Para abordar estas preguntas empíricamente, realizamos un estudio junto a Mario Molina para la Universidad de Nueva York que evaluó las percepciones de justicia de más de 3.300 participantes en una competencia experimental que simulaba una sociedad real. Los participantes fueron asignados aleatoriamente a escenarios que combinaban distintos niveles de desigualdad en oportunidades (reglas que favorecían a algunos versus reglas iguales para todos) y desigualdad en resultados: recompensas muy desiguales o similares. En términos simples, imagina varias carreras simultáneas: en algunas, todos parten desde la misma línea; en otras, algunos parten adelantados. En algunas, el ganador recibe mucho más que el perdedor; en otras, solo un poco más.
El hallazgo principal muestra dos patrones simultáneos: 1. Rechazo a la desigualdad de oportunidades (las personas consideraron injustas competencias donde algunos partían con ventaja, incluso si las diferencias de resultado eran menores), y 2. Normalización de la desigualdad de resultados: las personas expuestas a mayor desigualdad juzgaron como justas brechas más amplias, mientras que quienes experimentaron menor desigualdad toleraron diferencias más acotadas. En síntesis, el rechazo a la desigualdad de oportunidades coexiste con una aceptación pasiva de la desigualdad de resultados.

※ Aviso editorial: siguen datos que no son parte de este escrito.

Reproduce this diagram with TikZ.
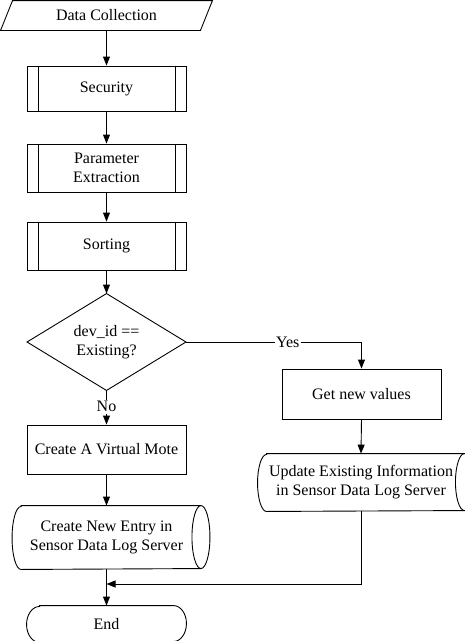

Esta evidencia sugiere que los altos niveles de desigualdad pueden sostenerse sin provocar rechazo ciudadano ni conflictos sociales abiertos, pero también que la tolerancia frente a la desigualdad no equivale a legitimidad, ni debe asumirse como duradera. Como aprendimos en 2019, a veces basta un gatillante menor para detonar una crisis mayor.
A partir de este diagnóstico, y en el actual contexto electoral, conviene recordar que la desigualdad no es solo una cuestión moral, también es un factor de riesgo para la cohesión social, la confianza institucional, la estabilidad política y el crecimiento económico. Por ello, cualquiera sea el signo político del próximo gobierno, las políticas orientadas a mejorar la equidad no deben verse como concesiones ideológicas, sino como condiciones mínimas de gobernabilidad.
Esto cobra aún más sentido si consideramos que la evidencia muestra que la aparente disyuntiva entre “igualar oportunidades” e “igualar resultados” es más conceptual que real: en sociedades donde los recursos están altamente concentrados, también lo están las oportunidades futuras, como dice el libro de Corak, Desigualdades de ingresos, igualdad de oportunidades y movilidad intergeneracional. Si los padres tienen recursos muy distintos y estos determina el punto de partida de sus hijos, entonces las oportunidades son desiguales desde el inicio. Por tanto, separar ambos planos, o enfatizar solo uno, puede ser políticamente conveniente, pero es empíricamente engañoso.
Chile ya recibió una advertencia en 2019, cuando la ciudadanía se movilizó. Lo responsable hoy es no olvidar que, sin políticas que reduzcan las desigualdades estructurales, la relativa calma que ha seguido al estallido y los intentos de nueva Constitución corre el riesgo de ser solo temporal.